The originating agency must properly certify the debt before centralized government collection efforts begin. Agency heads are required to pursue collection, but they may compromise claims under $100,000 or suspend collection if the cost of recovery is likely to exceed the amount recovered. Agencies are also required to assess interest, penalties, and administrative costs on delinquent debts, often based on rates published by the Bureau of the Fiscal Service.
Federal receivables are categorized into tax and non-tax debt, distinguished by their source and collection authority. Tax receivables are debts owed to the Internal Revenue Service (IRS) and are governed by the Internal Revenue Code. Non-tax receivables comprise virtually all other debts owed to the government.
The majority of outstanding non-tax debt consists of federal loan receivables, which stem from direct and guaranteed loan programs. Examples include student loans and loans guaranteed by the Small Business Administration (SBA) or the Department of Agriculture (USDA). Administrative receivables form the other major category of non-tax debt, arising from fines, penalties, overpayments, and fees for services.
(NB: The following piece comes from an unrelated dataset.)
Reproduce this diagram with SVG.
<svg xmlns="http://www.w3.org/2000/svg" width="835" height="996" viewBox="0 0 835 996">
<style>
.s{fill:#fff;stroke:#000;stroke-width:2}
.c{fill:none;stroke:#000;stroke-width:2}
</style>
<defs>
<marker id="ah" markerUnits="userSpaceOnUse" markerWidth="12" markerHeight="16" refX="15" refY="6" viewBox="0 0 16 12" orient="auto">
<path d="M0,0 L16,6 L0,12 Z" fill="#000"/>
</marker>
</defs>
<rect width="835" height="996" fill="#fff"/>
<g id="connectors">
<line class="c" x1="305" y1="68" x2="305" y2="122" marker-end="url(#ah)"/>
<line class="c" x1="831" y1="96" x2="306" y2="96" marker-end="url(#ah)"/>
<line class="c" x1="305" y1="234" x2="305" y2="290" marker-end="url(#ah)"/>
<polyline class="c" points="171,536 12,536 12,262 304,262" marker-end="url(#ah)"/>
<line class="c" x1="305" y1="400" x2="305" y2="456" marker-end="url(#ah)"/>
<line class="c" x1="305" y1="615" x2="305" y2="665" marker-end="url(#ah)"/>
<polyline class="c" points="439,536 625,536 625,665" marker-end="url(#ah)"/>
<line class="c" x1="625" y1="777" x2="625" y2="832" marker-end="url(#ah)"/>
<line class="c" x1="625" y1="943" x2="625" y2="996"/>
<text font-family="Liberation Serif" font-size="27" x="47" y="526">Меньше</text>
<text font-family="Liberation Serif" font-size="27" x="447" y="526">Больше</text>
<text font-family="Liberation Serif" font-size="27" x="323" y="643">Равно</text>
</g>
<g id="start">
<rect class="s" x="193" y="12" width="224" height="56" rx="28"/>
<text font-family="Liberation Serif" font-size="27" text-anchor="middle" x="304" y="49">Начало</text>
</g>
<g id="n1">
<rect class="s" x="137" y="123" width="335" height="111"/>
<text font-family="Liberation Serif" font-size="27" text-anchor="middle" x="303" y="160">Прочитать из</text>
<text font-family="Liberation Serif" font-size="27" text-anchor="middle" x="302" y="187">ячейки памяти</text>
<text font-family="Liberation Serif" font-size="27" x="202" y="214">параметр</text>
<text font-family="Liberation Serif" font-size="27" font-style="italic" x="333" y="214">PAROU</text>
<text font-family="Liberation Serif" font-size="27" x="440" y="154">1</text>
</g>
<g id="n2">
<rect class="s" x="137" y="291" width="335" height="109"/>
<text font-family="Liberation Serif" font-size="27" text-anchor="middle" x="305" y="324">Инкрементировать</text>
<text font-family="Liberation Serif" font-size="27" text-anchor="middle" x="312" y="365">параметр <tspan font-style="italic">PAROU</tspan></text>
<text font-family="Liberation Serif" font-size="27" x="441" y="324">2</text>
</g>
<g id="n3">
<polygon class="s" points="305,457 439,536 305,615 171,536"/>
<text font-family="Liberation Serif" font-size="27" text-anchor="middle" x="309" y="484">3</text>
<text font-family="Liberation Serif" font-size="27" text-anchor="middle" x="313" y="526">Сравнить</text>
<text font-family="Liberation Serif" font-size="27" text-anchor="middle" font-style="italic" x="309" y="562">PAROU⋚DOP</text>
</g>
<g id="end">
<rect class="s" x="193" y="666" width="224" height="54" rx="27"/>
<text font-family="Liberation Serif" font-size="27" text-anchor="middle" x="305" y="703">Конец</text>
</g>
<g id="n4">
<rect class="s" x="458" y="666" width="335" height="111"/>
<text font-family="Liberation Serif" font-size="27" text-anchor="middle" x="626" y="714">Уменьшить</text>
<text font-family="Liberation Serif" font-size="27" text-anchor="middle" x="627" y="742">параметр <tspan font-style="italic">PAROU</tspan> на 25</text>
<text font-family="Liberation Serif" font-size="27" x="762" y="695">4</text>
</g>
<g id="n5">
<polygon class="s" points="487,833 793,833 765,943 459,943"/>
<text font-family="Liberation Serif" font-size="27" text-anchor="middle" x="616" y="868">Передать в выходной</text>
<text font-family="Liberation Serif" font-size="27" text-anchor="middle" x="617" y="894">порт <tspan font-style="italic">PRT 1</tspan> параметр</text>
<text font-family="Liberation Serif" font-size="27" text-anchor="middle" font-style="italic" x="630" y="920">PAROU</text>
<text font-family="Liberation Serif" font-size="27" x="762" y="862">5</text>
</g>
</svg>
This includes civil monetary penalties levied by regulatory bodies or overpayments of federal benefits.
The collection process starts with the originating creditor agency, which must notify the debtor and attempt internal collection efforts. If a non-tax debt becomes delinquent, generally after 180 days, the agency must refer it to the Department of the Treasury’s Bureau of the Fiscal Service (BFS) for centralized collection. The BFS manages the debt through its Cross-Servicing program, using a range of authorized tools.
A primary tool is the Treasury Offset Program (TOP), which allows the Treasury to intercept or reduce federal payments to satisfy the debt. Through TOP, delinquent debtors may have their federal tax refunds, certain federal benefit payments, or federal vendor payments reduced or withheld. The BFS also uses administrative wage garnishment (AWG) to collect delinquent non-tax debt without requiring a court order.
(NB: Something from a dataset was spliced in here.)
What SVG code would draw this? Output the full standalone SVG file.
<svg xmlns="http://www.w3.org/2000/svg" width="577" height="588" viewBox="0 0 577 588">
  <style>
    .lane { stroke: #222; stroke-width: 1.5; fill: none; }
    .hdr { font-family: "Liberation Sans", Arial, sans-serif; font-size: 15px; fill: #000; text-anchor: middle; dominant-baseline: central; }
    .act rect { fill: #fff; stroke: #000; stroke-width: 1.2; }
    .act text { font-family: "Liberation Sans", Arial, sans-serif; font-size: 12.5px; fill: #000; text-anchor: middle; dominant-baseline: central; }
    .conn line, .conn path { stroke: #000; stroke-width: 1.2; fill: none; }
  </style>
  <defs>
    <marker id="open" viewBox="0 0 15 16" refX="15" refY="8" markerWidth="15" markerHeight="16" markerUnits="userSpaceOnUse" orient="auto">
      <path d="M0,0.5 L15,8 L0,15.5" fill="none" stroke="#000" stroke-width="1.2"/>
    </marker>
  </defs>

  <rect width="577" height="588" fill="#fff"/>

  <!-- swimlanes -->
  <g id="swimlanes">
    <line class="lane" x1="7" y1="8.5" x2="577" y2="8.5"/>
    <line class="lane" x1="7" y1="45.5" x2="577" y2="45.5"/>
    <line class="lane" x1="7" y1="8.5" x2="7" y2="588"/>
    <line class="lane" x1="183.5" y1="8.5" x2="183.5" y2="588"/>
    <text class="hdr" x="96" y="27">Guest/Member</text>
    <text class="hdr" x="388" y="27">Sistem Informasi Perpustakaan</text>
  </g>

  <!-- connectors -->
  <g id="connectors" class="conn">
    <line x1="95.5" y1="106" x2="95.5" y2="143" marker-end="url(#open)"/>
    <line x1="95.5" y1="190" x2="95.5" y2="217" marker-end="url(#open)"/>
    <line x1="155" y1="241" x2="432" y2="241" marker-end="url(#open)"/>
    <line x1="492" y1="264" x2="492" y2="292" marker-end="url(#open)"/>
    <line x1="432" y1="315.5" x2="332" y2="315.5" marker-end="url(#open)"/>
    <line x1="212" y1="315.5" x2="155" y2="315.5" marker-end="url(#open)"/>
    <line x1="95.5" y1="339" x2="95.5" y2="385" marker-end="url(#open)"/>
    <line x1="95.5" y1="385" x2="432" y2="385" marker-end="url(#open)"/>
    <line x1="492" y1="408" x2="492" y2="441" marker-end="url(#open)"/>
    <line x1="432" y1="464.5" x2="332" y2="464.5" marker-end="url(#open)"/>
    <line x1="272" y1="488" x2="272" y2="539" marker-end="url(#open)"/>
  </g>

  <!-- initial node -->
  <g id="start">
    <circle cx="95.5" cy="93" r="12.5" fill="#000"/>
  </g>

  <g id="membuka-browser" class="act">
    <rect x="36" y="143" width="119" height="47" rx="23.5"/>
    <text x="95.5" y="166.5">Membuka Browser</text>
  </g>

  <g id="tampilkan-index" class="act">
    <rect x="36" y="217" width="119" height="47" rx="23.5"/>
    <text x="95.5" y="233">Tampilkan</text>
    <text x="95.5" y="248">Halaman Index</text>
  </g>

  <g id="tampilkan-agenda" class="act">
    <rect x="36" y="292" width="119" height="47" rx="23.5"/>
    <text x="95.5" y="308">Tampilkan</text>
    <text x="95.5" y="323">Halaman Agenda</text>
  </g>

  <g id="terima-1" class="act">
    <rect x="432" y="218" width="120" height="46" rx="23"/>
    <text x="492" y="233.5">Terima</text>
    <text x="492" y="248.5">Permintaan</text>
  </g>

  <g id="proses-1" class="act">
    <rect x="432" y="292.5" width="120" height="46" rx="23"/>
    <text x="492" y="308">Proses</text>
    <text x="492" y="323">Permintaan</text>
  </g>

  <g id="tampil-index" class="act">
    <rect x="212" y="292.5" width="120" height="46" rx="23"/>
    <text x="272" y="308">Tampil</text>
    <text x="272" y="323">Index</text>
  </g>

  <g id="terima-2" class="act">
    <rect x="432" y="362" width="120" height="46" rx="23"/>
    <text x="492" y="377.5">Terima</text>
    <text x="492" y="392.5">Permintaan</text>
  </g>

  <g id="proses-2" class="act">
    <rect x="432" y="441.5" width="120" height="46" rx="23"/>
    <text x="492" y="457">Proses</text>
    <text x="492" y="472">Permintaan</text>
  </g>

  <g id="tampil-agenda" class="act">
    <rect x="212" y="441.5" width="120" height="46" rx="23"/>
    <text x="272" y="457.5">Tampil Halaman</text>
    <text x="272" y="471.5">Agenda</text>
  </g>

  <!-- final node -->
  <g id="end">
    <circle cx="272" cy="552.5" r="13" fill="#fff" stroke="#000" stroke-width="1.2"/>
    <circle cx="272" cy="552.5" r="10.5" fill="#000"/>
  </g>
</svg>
Under AWG authority, the government can order an employer to withhold up to 15 percent of an employee’s disposable pay toward the debt. If centralized tools are insufficient, the BFS may refer the debt to private collection agencies (PCAs) under contract for further pursuit, as generally required by the Debt Collection Improvement Act of 1996.
The government sometimes uses its receivables as a financial tool to raise immediate capital through monetization, which includes direct sales or securitization. Federal law authorizes agencies to sell delinquent non-tax debt that is more than 90 days past due using competitive procedures (31 U.S.C. § 3711).
This sale transfers the right to future payments to private entities, allowing the government to realize a discounted, immediate cash flow. For government contractors, factoring or assignment is relevant. This is where the contractor sells the right to future government contract payments to a financial institution, providing the contractor with immediate liquidity using the government’s reliable payment stream as collateral.